# Description of the task
Copy the data exactly as it appears, and do not include any pictures.

* start Exercise data *

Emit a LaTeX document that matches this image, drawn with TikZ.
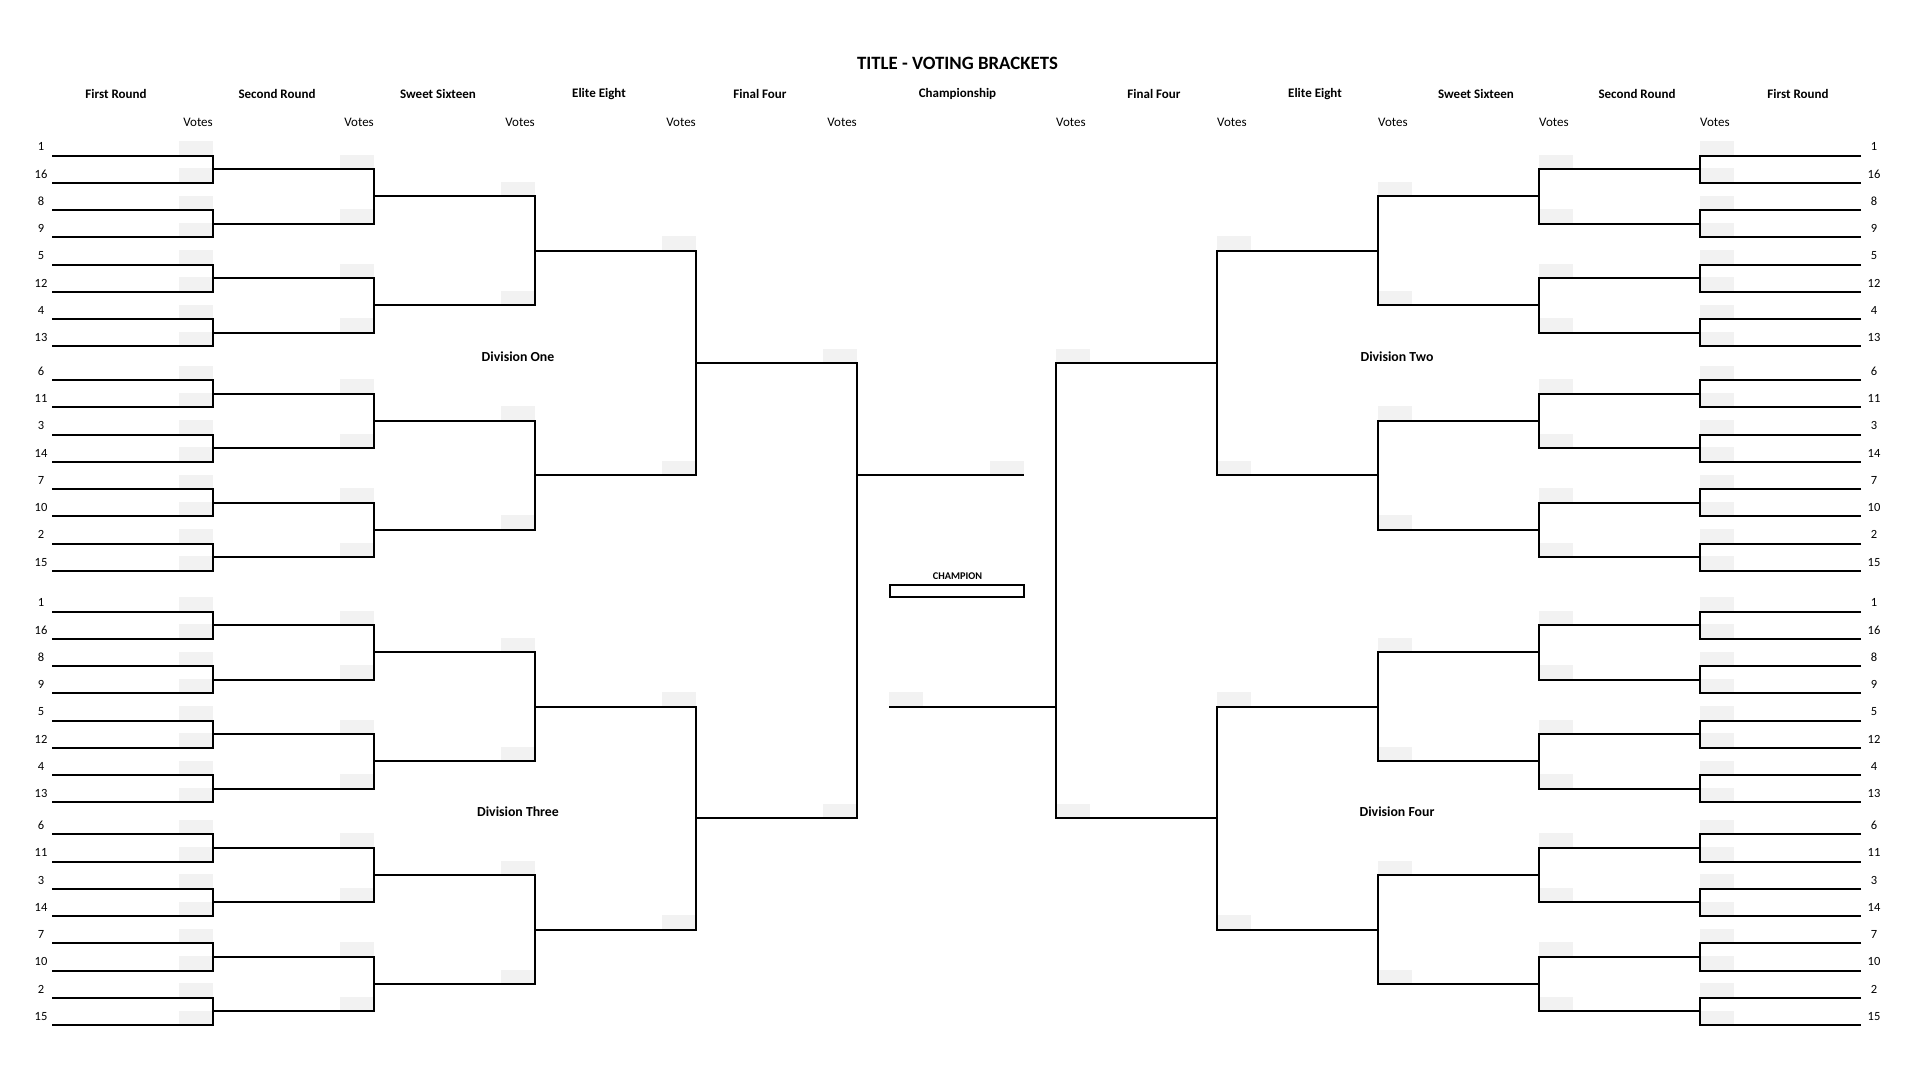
\documentclass[tikz,border=0pt]{standalone}
\usepackage{fontspec}
\setmainfont{Carlito}
\usetikzlibrary{positioning, calc}

\definecolor{votegray}{gray}{0.95}

\tikzset{
  bline/.style={line width=2pt, black},
  votebox/.style={fill=votegray, draw=none, minimum width=34pt,
    minimum height=13.5pt, inner sep=0pt, outer sep=0pt},
  seed/.style={font=\fontsize{12.5}{14}\selectfont, inner sep=0pt},
  roundhead/.style={font=\fontsize{13}{15}\selectfont\bfseries, inner sep=0pt},
  votehead/.style={font=\fontsize{13}{15}\selectfont, inner sep=0pt},
  divhead/.style={font=\fontsize{13.8}{16}\selectfont\bfseries, inner sep=0pt},
}

\begin{document}
\begin{tikzpicture}[x=1pt, y=-1pt]
  \useasboundingbox (0,0) rectangle (1920,1080);
  \def\colw{161}
  \def\rowh{27.25}

  \node[font=\fontsize{18.8}{20}\selectfont\bfseries, inner sep=0pt]
    (title) at (957.5,63) {TITLE - VOTING BRACKETS};
  \foreach \rr/\rname in {0/First Round, 1/Second Round, 2/Sweet Sixteen,
    3/Elite Eight, 4/Final Four}{
    \node[roundhead] (headL\rr) at ({116+\rr*\colw}, 94) {\rname};
    \node[roundhead] (headR\rr) at ({1798-\rr*\colw}, 94) {\rname};
    \node[votehead, anchor=east] (votesL\rr) at ({213+\rr*\colw}, 122) {Votes};
    \node[votehead, anchor=west] (votesR\rr) at ({1700-\rr*\colw}, 122) {Votes};
  }
  \node[roundhead] (headC) at (957.5,94) {Championship};

  \foreach \dv/\xs/\dx/\ya/\yb/\dname/\anch/\lo/\divx in {
    1/52/161/155.5/380/One/south east/-11/518,
    3/52/161/611.5/834.3/Three/south east/-11/518,
    2/1861/-161/155.5/380/Two/south west/13/1397,
    4/1861/-161/611.5/834.3/Four/south west/13/1397%
  }{
    % first round, seeds outside
    \foreach \seed [count=\kk from 0] in {1,16,8,9,5,12,4,13,6,11,3,14,7,10,2,15}{
      \pgfmathsetmacro\yy{\kk<8 ? \ya+\kk*\rowh : \yb+(\kk-8)*\rowh}
      \coordinate (d\dv-r0-s\kk-o) at (\xs,\yy);
      \coordinate (d\dv-r0-s\kk-i) at ({\xs+(\dx)},\yy);
      \node[seed] (seed\dv-\kk) at ($(d\dv-r0-s\kk-o)+(\lo,-8.7)$) {\seed};
    }
    \foreach \rr in {1,...,4}{
      \pgfmathtruncatemacro\pr{\rr-1}
      \pgfmathtruncatemacro\nn{16/2^\rr-1}
      \foreach \sj in {0,...,\nn}{
        \pgfmathtruncatemacro\ia{2*\sj}
        \pgfmathtruncatemacro\ib{2*\sj+1}
        \coordinate (d\dv-r\rr-s\sj-o) at ($(d\dv-r\pr-s\ia-i)!0.5!(d\dv-r\pr-s\ib-i)$);
        \coordinate (d\dv-r\rr-s\sj-i) at ($(d\dv-r\rr-s\sj-o)+(\dx,0)$);
        \node[votebox, anchor=\anch] (vb\dv-\pr-\ia) at ($(d\dv-r\pr-s\ia-i)+(0,-1)$) {};
        \node[votebox, anchor=\anch] (vb\dv-\pr-\ib) at ($(d\dv-r\pr-s\ib-i)+(0,-1)$) {};
        \draw[bline] (d\dv-r\pr-s\ia-o) -- (d\dv-r\pr-s\ia-i)
          -- (d\dv-r\pr-s\ib-i) -- (d\dv-r\pr-s\ib-o);
      }
    }
    \node[votebox, anchor=\anch] (vb\dv-4-0) at ($(d\dv-r4-s0-i)+(0,-1)$) {};
    \node[divhead] (div\dv) at (\divx,{(\ya+\yb)/2+89}) {Division \dname};
  }

  % final four into the championship
  \coordinate (champL-o) at (d1-r4-s0-i |- d1-r3-s1-o);
  \coordinate (champL-i) at ($(champL-o)+(167,0)$);
  \coordinate (champR-o) at (d2-r4-s0-i |- d4-r3-s0-o);
  \coordinate (champR-i) at ($(champR-o)+(-167,0)$);
  \node[votebox, anchor=south east] (vbL) at ($(champL-i)+(0,-1)$) {};
  \node[votebox, anchor=south west] (vbR) at ($(champR-i)+(0,-1)$) {};
  \draw[bline] (d1-r4-s0-o) -- (d1-r4-s0-i) -- (d3-r4-s0-i) -- (d3-r4-s0-o);
  \draw[bline] (d2-r4-s0-o) -- (d2-r4-s0-i) -- (d4-r4-s0-i) -- (d4-r4-s0-o);
  \draw[bline] (champL-o) -- (champL-i);
  \draw[bline] (champR-o) -- (champR-i);

  \node[draw, line width=2pt, minimum width=134pt, minimum height=11.7pt,
    inner sep=0pt] (champ) at (957,591) {};
  \node[font=\fontsize{10.3}{12}\selectfont\bfseries, inner sep=0pt]
    (champlabel) at (957.5,576) {CHAMPION};
\end{tikzpicture}
\end{document}
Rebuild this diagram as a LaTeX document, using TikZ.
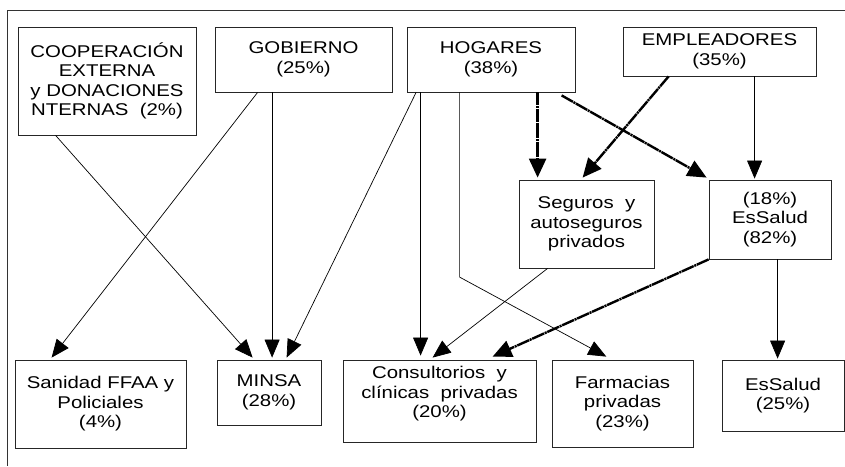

* end Exercise data *

# Response to the task
Emit a LaTeX document that matches this image, drawn with TikZ.
\documentclass[tikz,border=0pt]{standalone}
\usepackage{fontspec}
\setmainfont{Carlito}
\usetikzlibrary{positioning, calc}

\definecolor{votegray}{gray}{0.95}

\tikzset{
  bline/.style={line width=2pt, black},
  votebox/.style={fill=votegray, draw=none, minimum width=34pt,
    minimum height=13.5pt, inner sep=0pt, outer sep=0pt},
  seed/.style={font=\fontsize{12.5}{14}\selectfont, inner sep=0pt},
  roundhead/.style={font=\fontsize{13}{15}\selectfont\bfseries, inner sep=0pt},
  votehead/.style={font=\fontsize{13}{15}\selectfont, inner sep=0pt},
  divhead/.style={font=\fontsize{13.8}{16}\selectfont\bfseries, inner sep=0pt},
}

\begin{document}
\begin{tikzpicture}[x=1pt, y=-1pt]
  \useasboundingbox (0,0) rectangle (1920,1080);
  \def\colw{161}
  \def\rowh{27.25}

  \node[font=\fontsize{18.8}{20}\selectfont\bfseries, inner sep=0pt]
    (title) at (957.5,63) {TITLE - VOTING BRACKETS};
  \foreach \rr/\rname in {0/First Round, 1/Second Round, 2/Sweet Sixteen,
    3/Elite Eight, 4/Final Four}{
    \node[roundhead] (headL\rr) at ({116+\rr*\colw}, 94) {\rname};
    \node[roundhead] (headR\rr) at ({1798-\rr*\colw}, 94) {\rname};
    \node[votehead, anchor=east] (votesL\rr) at ({213+\rr*\colw}, 122) {Votes};
    \node[votehead, anchor=west] (votesR\rr) at ({1700-\rr*\colw}, 122) {Votes};
  }
  \node[roundhead] (headC) at (957.5,94) {Championship};

  \foreach \dv/\xs/\dx/\ya/\yb/\dname/\anch/\lo/\divx in {
    1/52/161/155.5/380/One/south east/-11/518,
    3/52/161/611.5/834.3/Three/south east/-11/518,
    2/1861/-161/155.5/380/Two/south west/13/1397,
    4/1861/-161/611.5/834.3/Four/south west/13/1397%
  }{
    % first round, seeds outside
    \foreach \seed [count=\kk from 0] in {1,16,8,9,5,12,4,13,6,11,3,14,7,10,2,15}{
      \pgfmathsetmacro\yy{\kk<8 ? \ya+\kk*\rowh : \yb+(\kk-8)*\rowh}
      \coordinate (d\dv-r0-s\kk-o) at (\xs,\yy);
      \coordinate (d\dv-r0-s\kk-i) at ({\xs+(\dx)},\yy);
      \node[seed] (seed\dv-\kk) at ($(d\dv-r0-s\kk-o)+(\lo,-8.7)$) {\seed};
    }
    \foreach \rr in {1,...,4}{
      \pgfmathtruncatemacro\pr{\rr-1}
      \pgfmathtruncatemacro\nn{16/2^\rr-1}
      \foreach \sj in {0,...,\nn}{
        \pgfmathtruncatemacro\ia{2*\sj}
        \pgfmathtruncatemacro\ib{2*\sj+1}
        \coordinate (d\dv-r\rr-s\sj-o) at ($(d\dv-r\pr-s\ia-i)!0.5!(d\dv-r\pr-s\ib-i)$);
        \coordinate (d\dv-r\rr-s\sj-i) at ($(d\dv-r\rr-s\sj-o)+(\dx,0)$);
        \node[votebox, anchor=\anch] (vb\dv-\pr-\ia) at ($(d\dv-r\pr-s\ia-i)+(0,-1)$) {};
        \node[votebox, anchor=\anch] (vb\dv-\pr-\ib) at ($(d\dv-r\pr-s\ib-i)+(0,-1)$) {};
        \draw[bline] (d\dv-r\pr-s\ia-o) -- (d\dv-r\pr-s\ia-i)
          -- (d\dv-r\pr-s\ib-i) -- (d\dv-r\pr-s\ib-o);
      }
    }
    \node[votebox, anchor=\anch] (vb\dv-4-0) at ($(d\dv-r4-s0-i)+(0,-1)$) {};
    \node[divhead] (div\dv) at (\divx,{(\ya+\yb)/2+89}) {Division \dname};
  }

  % final four into the championship
  \coordinate (champL-o) at (d1-r4-s0-i |- d1-r3-s1-o);
  \coordinate (champL-i) at ($(champL-o)+(167,0)$);
  \coordinate (champR-o) at (d2-r4-s0-i |- d4-r3-s0-o);
  \coordinate (champR-i) at ($(champR-o)+(-167,0)$);
  \node[votebox, anchor=south east] (vbL) at ($(champL-i)+(0,-1)$) {};
  \node[votebox, anchor=south west] (vbR) at ($(champR-i)+(0,-1)$) {};
  \draw[bline] (d1-r4-s0-o) -- (d1-r4-s0-i) -- (d3-r4-s0-i) -- (d3-r4-s0-o);
  \draw[bline] (d2-r4-s0-o) -- (d2-r4-s0-i) -- (d4-r4-s0-i) -- (d4-r4-s0-o);
  \draw[bline] (champL-o) -- (champL-i);
  \draw[bline] (champR-o) -- (champR-i);

  \node[draw, line width=2pt, minimum width=134pt, minimum height=11.7pt,
    inner sep=0pt] (champ) at (957,591) {};
  \node[font=\fontsize{10.3}{12}\selectfont\bfseries, inner sep=0pt]
    (champlabel) at (957.5,576) {CHAMPION};
\end{tikzpicture}
\end{document}
Rebuild this diagram as a LaTeX document, using TikZ.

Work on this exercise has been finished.